> _GIVEN INFORMATION_:
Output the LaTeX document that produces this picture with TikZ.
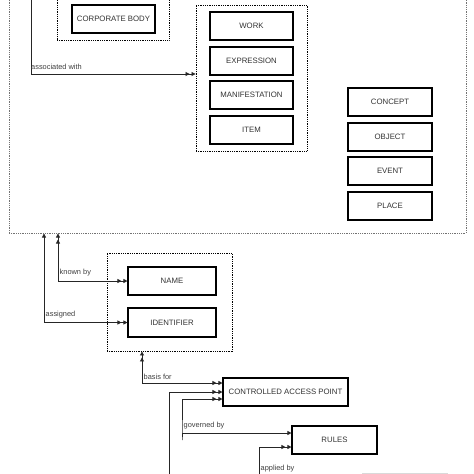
\documentclass[tikz,border=0pt]{standalone}
\usepackage{fontspec}
\setmainfont{Liberation Sans}
\usetikzlibrary{arrows.meta}
\tikzset{
  ent/.style={draw=black, line width=1.1pt, fill=white, inner sep=0pt, font=\fontsize{7.8}{9}\selectfont, text=black!80},
  grp/.style={draw=black, line width=0.9pt, dash pattern=on 0.9pt off 0.9pt},
  outergrp/.style={draw=black!55, line width=1pt, dash pattern=on 0.9pt off 0.9pt},
  conn/.style={draw=black!85, line width=0.8pt},
  lbl/.style={font=\fontsize{7.4}{8}\selectfont, text=black!75, inner sep=0pt, anchor=west},
  one/.tip={Triangle[length=4pt,width=4pt]},
  two/.tip={Triangle[length=4pt,width=4pt,sep=2pt]Triangle[length=4pt,width=4pt]},
}
\begin{document}
\begin{tikzpicture}[x=1pt,y=-1pt]
\clip (0,0) rectangle (474,474);
\fill[white] (0,0) rectangle (474,474);
% outer group
\node[outergrp, minimum width=457pt, minimum height=313pt] (outer) at (237.5,76.5) {};
% corporate group
\node[grp, minimum width=112pt, minimum height=80pt] (corpgrp) at (113,0) {};
\node[ent, minimum width=83pt, minimum height=28pt] (corp) at (113.5,19) {CORPORATE BODY};
% FRBR group
\node[grp, minimum width=111pt, minimum height=146pt] (frbrgrp) at (251.5,78) {};
\node[ent, minimum width=83pt, minimum height=28pt] (work) at (251.5,26) {WORK};
\node[ent, minimum width=83pt, minimum height=28pt] (expr) at (251.5,61) {EXPRESSION};
\node[ent, minimum width=83pt, minimum height=28pt] (mani) at (251.5,95) {MANIFESTATION};
\node[ent, minimum width=83pt, minimum height=28pt] (item) at (251.5,130) {ITEM};
% subjects
\node[ent, minimum width=84pt, minimum height=28pt] (concept) at (390,102) {CONCEPT};
\node[ent, minimum width=84pt, minimum height=28pt] (object) at (390,137) {OBJECT};
\node[ent, minimum width=84pt, minimum height=28pt] (event) at (390,171) {EVENT};
\node[ent, minimum width=84pt, minimum height=28pt] (place) at (390,206) {PLACE};
% name group
\node[grp, minimum width=125pt, minimum height=98pt] (idgrp) at (169.5,302) {};
\node[ent, minimum width=88pt, minimum height=28pt] (name) at (172,281) {NAME};
\node[ent, minimum width=88pt, minimum height=29pt] (ident) at (172,322.5) {IDENTIFIER};
% access point & rules
\node[ent, minimum width=125pt, minimum height=28pt] (cap) at (285.5,392) {CONTROLLED ACCESS POINT};
\node[ent, minimum width=85pt, minimum height=28pt] (rules) at (334.5,440) {RULES};
\node[draw=black!15, line width=1pt, minimum width=85pt, minimum height=30pt] (nextbox) at (404.5,488) {};
% coordinates
\coordinate (assocstart) at (31,-10);
\coordinate (knownx) at (58,0);
\coordinate (assignx) at (44,0);
\coordinate (basisx) at (142,0);
\coordinate (govx) at (182,0);
\coordinate (downa) at (169,490);
\coordinate (downb) at (259,490);
% connectors
\draw[conn, -{two}] (assocstart) |- ([yshift=4pt]frbrgrp.west);
\node[lbl] (assoclbl) at (31,67) {associated with};
\draw[conn, {two}-{two}] (name.west) -| (outer.south -| knownx);
\node[lbl] (knownlbl) at (59.5,273) {known by};
\draw[conn, {two}-{one}] (ident.west) -| (outer.south -| assignx);
\node[lbl] (assignlbl) at (45.5,315) {assigned};
\draw[conn, {two}-{two}] ([yshift=9pt]cap.west) -| (idgrp.south -| basisx);
\node[lbl] (basislbl) at (143.5,377) {basis for};
\draw[conn, {two}-] (cap.west) -| (downa);
\draw[conn, {two}-{one}] ([yshift=-7pt]cap.west) -| (govx |- rules.west) |- ([yshift=7pt]rules.west);
\node[lbl] (govlbl) at (183.5,426) {governed by};
\draw[conn, {two}-] ([yshift=-7pt]rules.west) -| (downb);
\node[lbl] (applbl) at (260.5,469) {applied by};
\end{tikzpicture}
\end{document}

> _YOUR GOAL_: Using the material above, return every line exactly as it appears, minus the pictures.

> _EXPECTED ANSWER_:
Output the LaTeX document that produces this picture with TikZ.
\documentclass[tikz,border=0pt]{standalone}
\usepackage{fontspec}
\setmainfont{Liberation Sans}
\usetikzlibrary{arrows.meta}
\tikzset{
  ent/.style={draw=black, line width=1.1pt, fill=white, inner sep=0pt, font=\fontsize{7.8}{9}\selectfont, text=black!80},
  grp/.style={draw=black, line width=0.9pt, dash pattern=on 0.9pt off 0.9pt},
  outergrp/.style={draw=black!55, line width=1pt, dash pattern=on 0.9pt off 0.9pt},
  conn/.style={draw=black!85, line width=0.8pt},
  lbl/.style={font=\fontsize{7.4}{8}\selectfont, text=black!75, inner sep=0pt, anchor=west},
  one/.tip={Triangle[length=4pt,width=4pt]},
  two/.tip={Triangle[length=4pt,width=4pt,sep=2pt]Triangle[length=4pt,width=4pt]},
}
\begin{document}
\begin{tikzpicture}[x=1pt,y=-1pt]
\clip (0,0) rectangle (474,474);
\fill[white] (0,0) rectangle (474,474);
% outer group
\node[outergrp, minimum width=457pt, minimum height=313pt] (outer) at (237.5,76.5) {};
% corporate group
\node[grp, minimum width=112pt, minimum height=80pt] (corpgrp) at (113,0) {};
\node[ent, minimum width=83pt, minimum height=28pt] (corp) at (113.5,19) {CORPORATE BODY};
% FRBR group
\node[grp, minimum width=111pt, minimum height=146pt] (frbrgrp) at (251.5,78) {};
\node[ent, minimum width=83pt, minimum height=28pt] (work) at (251.5,26) {WORK};
\node[ent, minimum width=83pt, minimum height=28pt] (expr) at (251.5,61) {EXPRESSION};
\node[ent, minimum width=83pt, minimum height=28pt] (mani) at (251.5,95) {MANIFESTATION};
\node[ent, minimum width=83pt, minimum height=28pt] (item) at (251.5,130) {ITEM};
% subjects
\node[ent, minimum width=84pt, minimum height=28pt] (concept) at (390,102) {CONCEPT};
\node[ent, minimum width=84pt, minimum height=28pt] (object) at (390,137) {OBJECT};
\node[ent, minimum width=84pt, minimum height=28pt] (event) at (390,171) {EVENT};
\node[ent, minimum width=84pt, minimum height=28pt] (place) at (390,206) {PLACE};
% name group
\node[grp, minimum width=125pt, minimum height=98pt] (idgrp) at (169.5,302) {};
\node[ent, minimum width=88pt, minimum height=28pt] (name) at (172,281) {NAME};
\node[ent, minimum width=88pt, minimum height=29pt] (ident) at (172,322.5) {IDENTIFIER};
% access point & rules
\node[ent, minimum width=125pt, minimum height=28pt] (cap) at (285.5,392) {CONTROLLED ACCESS POINT};
\node[ent, minimum width=85pt, minimum height=28pt] (rules) at (334.5,440) {RULES};
\node[draw=black!15, line width=1pt, minimum width=85pt, minimum height=30pt] (nextbox) at (404.5,488) {};
% coordinates
\coordinate (assocstart) at (31,-10);
\coordinate (knownx) at (58,0);
\coordinate (assignx) at (44,0);
\coordinate (basisx) at (142,0);
\coordinate (govx) at (182,0);
\coordinate (downa) at (169,490);
\coordinate (downb) at (259,490);
% connectors
\draw[conn, -{two}] (assocstart) |- ([yshift=4pt]frbrgrp.west);
\node[lbl] (assoclbl) at (31,67) {associated with};
\draw[conn, {two}-{two}] (name.west) -| (outer.south -| knownx);
\node[lbl] (knownlbl) at (59.5,273) {known by};
\draw[conn, {two}-{one}] (ident.west) -| (outer.south -| assignx);
\node[lbl] (assignlbl) at (45.5,315) {assigned};
\draw[conn, {two}-{two}] ([yshift=9pt]cap.west) -| (idgrp.south -| basisx);
\node[lbl] (basislbl) at (143.5,377) {basis for};
\draw[conn, {two}-] (cap.west) -| (downa);
\draw[conn, {two}-{one}] ([yshift=-7pt]cap.west) -| (govx |- rules.west) |- ([yshift=7pt]rules.west);
\node[lbl] (govlbl) at (183.5,426) {governed by};
\draw[conn, {two}-] ([yshift=-7pt]rules.west) -| (downb);
\node[lbl] (applbl) at (260.5,469) {applied by};
\end{tikzpicture}
\end{document}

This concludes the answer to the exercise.